Ah yes, chores. Those things you have to do when even you can’t stand the way you live anymore. Am I going to mention something about having a schedule again? Absolutely. Mondays are my laundry days. I only have class in the morning, and I’m usually just down to coins at this point which is perfect for our coin-op laundry machines. While my clothes are in the wash, I straighten up my room, take out the trash, and organize everything that’s gotten tossed around throughout the week. I get to start the week feeling productive, and it gives me a good environment to get stuff done in for the rest of the week. In general, any day with morning class is a good day for chores, since you’re already awake an on a roll before noon.

  • 4) School

So literally everyone else I’ve met here is allowed by their home schools to take their classes pass/fail while abroad, and I’m not going to pretend I’m not extremely bitter. I got the shortest end of that stick because my letter grades here are reflected in my GPA back home. This means I have to stay on top of everything just like I would normally -- no turning in papers that are just good enough to pass, because I have to crank out an A in every class. To keep myself on track, I write out my reading schedules for each of my classes, keep a bullet journal of all the things I have to do each day, and have monthly calendars with important dates for essays, big assignments, and exams. This way I know exactly what I should be doing at any given moment. Even when I choose to ignore this and explore, I know what I need to catch up on the next day to stay on top of things.

  • 5) Dealing with illness

This is absolutely the least fun part of being a human while abroad, because you can’t put this on a schedule (like I apparently enjoy doing).
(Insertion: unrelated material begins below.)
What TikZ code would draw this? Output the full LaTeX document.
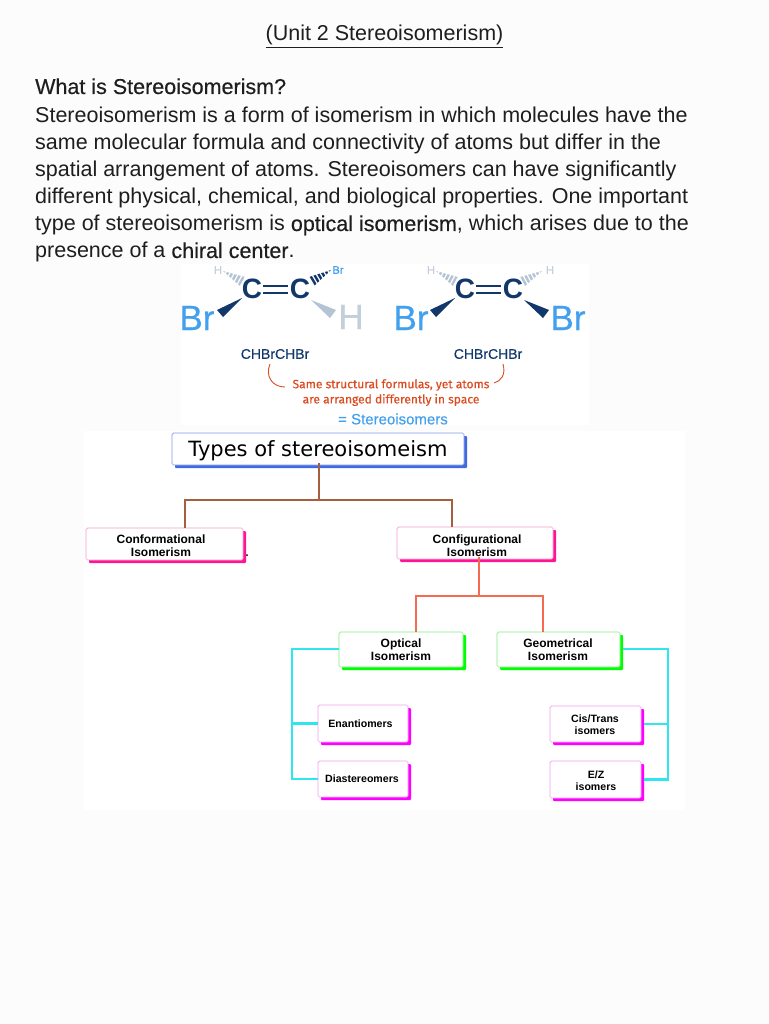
\documentclass[tikz,border=0pt]{standalone}
\usepackage{fontspec}
\setmainfont{Liberation Sans}
\newfontfamily\med[FakeBold=0.4]{Liberation Sans}
\newfontfamily\dejavu{DejaVu Sans}
\newfontfamily\fira[FakeBold=0.4]{Fira Sans}
\usetikzlibrary{calc}
\definecolor{pagebg}{HTML}{FCFCFC}
\definecolor{ink}{HTML}{1E1E1E}
\definecolor{navy}{HTML}{12386B}
\definecolor{lightgrey}{HTML}{C4CFDC}
\definecolor{midgrey}{HTML}{B4C4D4}
\definecolor{brbl}{HTML}{42A0EE}
\definecolor{redt}{HTML}{DC4C22}
\definecolor{brownl}{HTML}{A65F3E}
\definecolor{orangel}{HTML}{F56A50}
\definecolor{cyanl}{HTML}{2FE6EE}
\definecolor{royal}{HTML}{4169E1}
\definecolor{royall}{HTML}{7F9BEA}
\definecolor{dpink}{HTML}{FF1493}
\definecolor{dpinkl}{HTML}{F2A0CC}
\definecolor{lime}{HTML}{00FF00}
\definecolor{limel}{HTML}{80F080}
\definecolor{mag}{HTML}{FF00FF}
\definecolor{magl}{HTML}{F0A0F0}
\tikzset{
  para/.style={anchor=base west,inner sep=0pt,text=ink,font=\fontsize{21.5}{24}\selectfont},
  chem/.style={inner sep=0pt,font=\fontsize{#1}{#1}\selectfont},
  cmed/.style={inner sep=0pt,font=\med\fontsize{#1}{#1}\selectfont},
  cbold/.style={inner sep=0pt,text=navy,font=\bfseries\fontsize{28}{28}\selectfont},
  redtxt/.style={inner sep=0pt,text=redt,font=\fira\fontsize{12}{12}\selectfont},
  boxbase/.style={draw=#1,line width=0.7pt,fill=white,rounded corners=1.5pt,inner sep=0pt},
  bigtxt/.style={inner sep=0pt,align=center,font=\bfseries\fontsize{12}{13}\selectfont},
  lowtxt/.style={inner sep=0pt,align=center,font=\bfseries\fontsize{10.6}{12}\selectfont},
  conn/.style={line width=2.2pt,draw=#1}
}
\newcommand{\bx}[7]{%
  \fill[#7,rounded corners=1pt] (#2+3,#3+3) rectangle (#4+3,#5+3);
  \node[boxbase=#6,minimum width=#4pt-#2pt,minimum height=#5pt-#3pt] (#1) at ({(#2+#4)/2},{(#3+#5)/2}) {};}
\newcommand{\solidw}[4]{\fill[#1] (#2) -- (#3) -- (#4) -- cycle;}
\newcommand{\hashw}[4]{\begin{scope}\clip (#2) -- (#3) -- (#4) -- cycle;
  \draw[#1,line width=14pt,dash pattern=on 2.4pt off 1.5pt] (#2) -- ($(#3)!0.5!(#4)$);\end{scope}}
\begin{document}
\begin{tikzpicture}[x=1pt,y=-1pt]
\useasboundingbox (0,0) rectangle (768,1024);
\fill[pagebg] (0,0) rectangle (768,1024);
\fill[white] (181,264) rectangle (589,425);
\fill[white] (84,431) rectangle (685,810);
% heading and paragraph
\node[para,anchor=base] (head) at (384.5,41) {\underline{(Unit 2 Stereoisomerism)}};
\node[para] (l0) at (35,94) {\med What is Stereoisomerism?};
\node[para] (l1) at (35,123) {Stereoisomerism is a form of isomerism in which molecules have the};
\node[para] (l2) at (35,150) {same molecular formula and connectivity of atoms but differ in the};
\node[para] (l3) at (35,177) {spatial arrangement of atoms. Stereoisomers can have significantly};
\node[para] (l4) at (35,204) {different physical, chemical, and biological properties. One important};
\node[para] (l5) at (35,231) {type of stereoisomerism is {\med optical isomerism}, which arises due to the};
\node[para] (l6) at (35,258) {presence of a {\med chiral center}.};
% molecule 1
\node[cbold] (c1) at (252,289) {C};
\node[cbold] (c2) at (300,289) {C};
\draw[navy,line width=2.8pt] (263,286) -- (288,286) (263,293) -- (288,293);
\node[cmed=35,text=brbl] (br1) at (197,318) {Br};
\node[cmed=35,text=lightgrey] (h1) at (351,317) {H};
\node[cmed=11,text=lightgrey] (h2) at (218,270) {H};
\node[cmed=11,text=brbl] (br2) at (338,270) {Br};
\solidw{navy}{242,298}{217,310}{223,317}
\solidw{midgrey}{311,300}{336,310}{330,318}
\hashw{midgrey}{223,271}{245,277}{240,286}
\hashw{navy}{331,270}{309,277}{314,286}
% molecule 2
\node[cbold] (c3) at (465,289) {C};
\node[cbold] (c4) at (513,289) {C};
\draw[navy,line width=2.8pt] (476,286) -- (501,286) (476,293) -- (501,293);
\node[cmed=35,text=brbl] (br3) at (411,318) {Br};
\node[cmed=35,text=brbl] (br4) at (568,318) {Br};
\node[cmed=11,text=lightgrey] (h3) at (431,270) {H};
\node[cmed=11,text=lightgrey] (h4) at (550,270) {H};
\solidw{navy}{455,298}{430,310}{436,317}
\solidw{navy}{524,300}{549,310}{543,318}
\hashw{midgrey}{436,271}{458,277}{453,286}
\hashw{midgrey}{542,271}{520,277}{525,286}
% captions
\node[cmed=14,text=navy] (f1) at (275,354) {CHBrCHBr};
\node[cmed=14,text=navy] (f2) at (488,354) {CHBrCHBr};
\node[redtxt] (r1) at (391,385) {Same structural formulas, yet atoms};
\node[redtxt] (r2) at (391,400) {are arranged differently in space};
\node[cmed=15,text=brbl] (r3) at (393,419) {= Stereoisomers};
\coordinate (q1) at (270,364);
\coordinate (q2) at (285,387);
\coordinate (q3) at (503,364);
\coordinate (q4) at (494,383);
\draw[redt,line width=0.9pt] (q1) .. controls (265,376) and (272,387) .. (q2);
\draw[redt,line width=0.9pt] (q3) .. controls (506,375) and (501,381) .. (q4);
% boxes
\bx{title}{172}{433}{464}{465}{royall}{royal}
\node[inner sep=0pt,font=\dejavu\fontsize{21}{24}\selectfont] (titlet) at (318,450.5) {Types of stereoisomeism};
\bx{conf}{86}{528}{243}{560}{dpinkl}{dpink}
\node[bigtxt] (conft) at (161,546) {Conformational\\Isomerism};
\bx{cfg}{397}{527}{553}{559}{dpinkl}{dpink}
\node[bigtxt] (cfgt) at (477,545.5) {Configurational\\Isomerism};
\bx{opt}{339}{632}{463}{667}{limel}{lime}
\node[bigtxt] (optt) at (401,650) {Optical\\Isomerism};
\bx{geo}{497}{632}{620}{667}{limel}{lime}
\node[bigtxt] (geot) at (558,650) {Geometrical\\Isomerism};
\bx{ena}{318}{705}{408}{742}{magl}{mag}
\node[lowtxt] (enat) at (360.5,724) {Enantiomers};
\bx{dia}{318}{761}{408}{797}{magl}{mag}
\node[lowtxt] (diat) at (362,779) {Diastereomers};
\bx{cis}{550}{706}{641}{742}{magl}{mag}
\node[lowtxt] (cist) at (595,724.5) {Cis/Trans\\isomers};
\bx{ez}{550}{761}{641}{798}{magl}{mag}
\node[lowtxt] (ezt) at (596,781) {E/Z\\isomers};
\fill[black] (247,555) circle (1pt);
% connectors
\coordinate (bj) at (319,500);
\coordinate (bl) at (185,500);
\coordinate (br) at (452,500);
\coordinate (oj) at (479,596);
\coordinate (ol) at (416,596);
\coordinate (or) at (543,596);
\coordinate (cl) at (292,649);
\coordinate (cr) at (668,649);
\draw[conn=brownl] ([yshift=2pt]title.south -| bj) -- (bj);
\draw[conn=brownl] (conf.north -| bl) -- (bl) -- (br) -- (cfg.north -| br);
\draw[conn=orangel] ([yshift=2pt]cfg.south -| oj) -- (oj);
\draw[conn=orangel] (opt.north -| ol) -- (ol) -- (or) -- (geo.north -| or);
\draw[conn=cyanl] (opt.west |- cl) -- (cl) |- (dia.west);
\draw[conn=cyanl] (cl |- ena.west) -- (ena.west);
\draw[conn=cyanl] ([xshift=3pt]geo.east |- cr) -- (cr) |- ([xshift=3pt]ez.east);
\draw[conn=cyanl] (cr |- cis.east) -- ([xshift=3pt]cis.east);
\end{tikzpicture}
\end{document}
I had the pleasure of having a cold on and off for the first eight weeks of the semester. Being sick in another country is so much harder than it is at home, and not just because it gets in the way of having fun. There’s also the challenge of figuring out what on earth the cold medicine is like in your country and where you can find it. In Scotland, the best thing I could get my hands on is Lemsip. This powder that you stir into hot water is basically just liquid Tylenol and tastes like hot, bitter lemonade. It does wonders for a sore throat, though. Other things worth noting about Scottish pharmaceuticals include the fact that no antacids or Tums here are as strong as in the states, and melatonin requires a prescription. Make things easier for yourself and bring tried and true remedies from home.